(Stored data)
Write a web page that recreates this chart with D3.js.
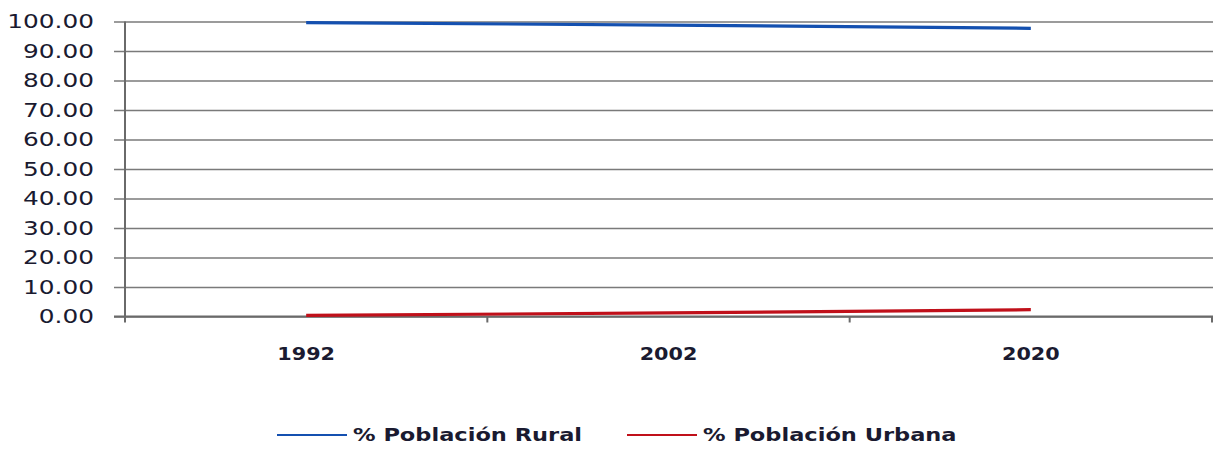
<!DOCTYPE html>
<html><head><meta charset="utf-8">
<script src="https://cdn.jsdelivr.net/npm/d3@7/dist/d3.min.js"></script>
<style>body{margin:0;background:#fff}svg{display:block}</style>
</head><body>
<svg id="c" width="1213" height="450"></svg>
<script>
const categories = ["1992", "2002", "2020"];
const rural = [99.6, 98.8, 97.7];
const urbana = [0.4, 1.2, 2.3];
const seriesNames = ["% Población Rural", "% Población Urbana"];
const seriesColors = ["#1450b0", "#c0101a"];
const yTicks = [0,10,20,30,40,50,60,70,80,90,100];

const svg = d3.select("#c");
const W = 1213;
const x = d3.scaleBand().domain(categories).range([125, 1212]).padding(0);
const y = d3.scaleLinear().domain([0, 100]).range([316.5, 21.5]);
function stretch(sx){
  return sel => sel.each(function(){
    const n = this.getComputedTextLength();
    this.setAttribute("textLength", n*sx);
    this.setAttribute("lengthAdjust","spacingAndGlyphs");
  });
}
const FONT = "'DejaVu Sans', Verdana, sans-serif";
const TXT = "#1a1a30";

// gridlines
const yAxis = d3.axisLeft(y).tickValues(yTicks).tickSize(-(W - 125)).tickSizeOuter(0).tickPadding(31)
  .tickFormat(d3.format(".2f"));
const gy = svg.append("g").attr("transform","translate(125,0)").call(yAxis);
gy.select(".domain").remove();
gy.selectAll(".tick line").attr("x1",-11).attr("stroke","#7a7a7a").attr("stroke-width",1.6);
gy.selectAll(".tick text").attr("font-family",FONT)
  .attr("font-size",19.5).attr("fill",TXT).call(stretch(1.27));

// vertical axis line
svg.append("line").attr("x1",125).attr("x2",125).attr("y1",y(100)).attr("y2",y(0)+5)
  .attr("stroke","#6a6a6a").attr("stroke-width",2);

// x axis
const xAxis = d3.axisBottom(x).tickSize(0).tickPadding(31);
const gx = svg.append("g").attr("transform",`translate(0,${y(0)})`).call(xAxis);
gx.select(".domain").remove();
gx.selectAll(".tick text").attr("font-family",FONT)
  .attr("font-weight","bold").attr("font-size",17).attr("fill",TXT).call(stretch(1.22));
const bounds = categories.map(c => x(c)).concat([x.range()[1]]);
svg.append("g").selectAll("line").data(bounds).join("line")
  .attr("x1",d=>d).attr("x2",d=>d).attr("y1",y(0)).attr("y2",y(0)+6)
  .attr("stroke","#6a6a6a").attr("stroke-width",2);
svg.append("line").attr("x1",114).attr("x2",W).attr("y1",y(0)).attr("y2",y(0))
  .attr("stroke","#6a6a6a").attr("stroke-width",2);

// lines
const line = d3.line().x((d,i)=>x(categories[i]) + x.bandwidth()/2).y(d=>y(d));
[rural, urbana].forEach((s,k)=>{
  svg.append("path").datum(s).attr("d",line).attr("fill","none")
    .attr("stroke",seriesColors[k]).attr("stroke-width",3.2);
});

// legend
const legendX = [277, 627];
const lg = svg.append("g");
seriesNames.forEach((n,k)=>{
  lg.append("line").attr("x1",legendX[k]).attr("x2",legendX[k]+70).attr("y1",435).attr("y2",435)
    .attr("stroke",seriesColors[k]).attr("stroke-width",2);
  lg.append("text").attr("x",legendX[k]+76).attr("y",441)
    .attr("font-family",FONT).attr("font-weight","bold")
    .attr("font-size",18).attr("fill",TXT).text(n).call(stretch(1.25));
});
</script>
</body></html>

---

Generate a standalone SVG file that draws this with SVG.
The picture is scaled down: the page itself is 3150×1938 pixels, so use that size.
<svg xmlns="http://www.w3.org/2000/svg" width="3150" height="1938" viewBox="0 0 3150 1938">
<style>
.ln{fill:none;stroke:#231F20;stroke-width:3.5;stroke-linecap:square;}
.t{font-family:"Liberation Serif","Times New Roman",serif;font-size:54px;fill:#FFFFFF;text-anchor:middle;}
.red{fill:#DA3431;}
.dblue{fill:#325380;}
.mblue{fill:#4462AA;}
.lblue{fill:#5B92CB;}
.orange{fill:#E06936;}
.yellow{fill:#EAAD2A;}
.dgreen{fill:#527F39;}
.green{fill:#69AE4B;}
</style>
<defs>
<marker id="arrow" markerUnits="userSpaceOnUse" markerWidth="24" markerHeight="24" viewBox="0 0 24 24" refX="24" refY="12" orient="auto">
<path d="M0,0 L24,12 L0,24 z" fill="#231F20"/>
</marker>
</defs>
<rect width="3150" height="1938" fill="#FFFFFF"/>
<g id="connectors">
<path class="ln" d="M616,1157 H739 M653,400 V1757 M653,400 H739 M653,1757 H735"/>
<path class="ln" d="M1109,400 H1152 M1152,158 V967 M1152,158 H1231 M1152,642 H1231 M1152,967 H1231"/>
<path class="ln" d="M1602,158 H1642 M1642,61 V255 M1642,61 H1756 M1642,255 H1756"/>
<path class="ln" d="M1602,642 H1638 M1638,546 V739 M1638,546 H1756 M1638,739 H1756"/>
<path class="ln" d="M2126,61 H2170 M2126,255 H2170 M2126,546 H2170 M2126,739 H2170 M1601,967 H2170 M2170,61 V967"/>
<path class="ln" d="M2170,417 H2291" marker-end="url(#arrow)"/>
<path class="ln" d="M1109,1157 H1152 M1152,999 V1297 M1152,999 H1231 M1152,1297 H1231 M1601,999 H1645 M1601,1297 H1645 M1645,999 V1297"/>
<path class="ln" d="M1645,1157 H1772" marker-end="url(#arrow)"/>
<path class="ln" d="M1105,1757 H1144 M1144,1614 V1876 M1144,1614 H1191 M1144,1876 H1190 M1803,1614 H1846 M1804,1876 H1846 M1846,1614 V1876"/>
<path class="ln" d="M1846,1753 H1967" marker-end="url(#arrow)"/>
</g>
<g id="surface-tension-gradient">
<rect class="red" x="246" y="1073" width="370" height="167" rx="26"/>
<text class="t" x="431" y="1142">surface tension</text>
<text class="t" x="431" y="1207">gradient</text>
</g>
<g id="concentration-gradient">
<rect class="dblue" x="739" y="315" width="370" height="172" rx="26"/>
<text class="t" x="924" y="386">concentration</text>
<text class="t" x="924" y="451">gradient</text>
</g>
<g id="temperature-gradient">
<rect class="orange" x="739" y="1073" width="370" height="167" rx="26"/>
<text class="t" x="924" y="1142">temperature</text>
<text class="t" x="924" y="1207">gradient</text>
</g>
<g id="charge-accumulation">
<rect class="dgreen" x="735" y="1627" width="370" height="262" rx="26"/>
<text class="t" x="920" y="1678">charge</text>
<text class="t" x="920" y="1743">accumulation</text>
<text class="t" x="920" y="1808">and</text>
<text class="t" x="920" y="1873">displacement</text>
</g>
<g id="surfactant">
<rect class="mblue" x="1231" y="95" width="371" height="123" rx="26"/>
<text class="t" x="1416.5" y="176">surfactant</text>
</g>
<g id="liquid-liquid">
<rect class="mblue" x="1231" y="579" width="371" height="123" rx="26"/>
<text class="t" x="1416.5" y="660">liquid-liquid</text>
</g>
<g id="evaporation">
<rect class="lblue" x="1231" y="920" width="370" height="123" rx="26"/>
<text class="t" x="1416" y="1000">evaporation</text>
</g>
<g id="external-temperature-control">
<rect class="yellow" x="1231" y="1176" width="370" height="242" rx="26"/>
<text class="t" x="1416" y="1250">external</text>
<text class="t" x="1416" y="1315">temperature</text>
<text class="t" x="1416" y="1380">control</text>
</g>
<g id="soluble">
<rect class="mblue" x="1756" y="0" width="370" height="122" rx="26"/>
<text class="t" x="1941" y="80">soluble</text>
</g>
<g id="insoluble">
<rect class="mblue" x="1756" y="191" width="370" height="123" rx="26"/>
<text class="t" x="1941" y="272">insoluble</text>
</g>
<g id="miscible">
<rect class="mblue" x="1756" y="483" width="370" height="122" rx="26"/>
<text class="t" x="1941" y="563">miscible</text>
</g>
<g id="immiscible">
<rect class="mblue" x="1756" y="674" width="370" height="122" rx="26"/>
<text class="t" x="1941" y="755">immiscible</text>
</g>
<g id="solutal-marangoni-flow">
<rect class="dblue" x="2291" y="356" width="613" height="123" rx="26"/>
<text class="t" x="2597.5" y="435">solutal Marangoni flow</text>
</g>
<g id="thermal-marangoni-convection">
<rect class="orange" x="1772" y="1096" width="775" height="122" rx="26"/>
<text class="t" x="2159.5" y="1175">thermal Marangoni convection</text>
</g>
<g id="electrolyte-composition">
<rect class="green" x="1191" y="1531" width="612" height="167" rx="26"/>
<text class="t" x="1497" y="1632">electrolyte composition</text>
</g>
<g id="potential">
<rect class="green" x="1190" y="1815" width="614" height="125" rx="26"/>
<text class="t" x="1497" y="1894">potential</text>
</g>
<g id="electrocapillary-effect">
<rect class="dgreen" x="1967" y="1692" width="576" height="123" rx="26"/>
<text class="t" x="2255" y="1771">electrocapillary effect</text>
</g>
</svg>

* INSTRUCTION:
In the entries above, find the line that contains "Write a web" and the line that contains "const yTicks = [0,10,20,30,40,50,60,70,80,90,100];". Reproduce exactly those two lines and every line between them, but not the pictures.

* FULL RESPONSE:
Write a web page that recreates this chart with D3.js.
<!DOCTYPE html>
<html><head><meta charset="utf-8">
<script src="https://cdn.jsdelivr.net/npm/d3@7/dist/d3.min.js"></script>
<style>body{margin:0;background:#fff}svg{display:block}</style>
</head><body>
<svg id="c" width="1213" height="450"></svg>
<script>
const categories = ["1992", "2002", "2020"];
const rural = [99.6, 98.8, 97.7];
const urbana = [0.4, 1.2, 2.3];
const seriesNames = ["% Población Rural", "% Población Urbana"];
const seriesColors = ["#1450b0", "#c0101a"];
const yTicks = [0,10,20,30,40,50,60,70,80,90,100];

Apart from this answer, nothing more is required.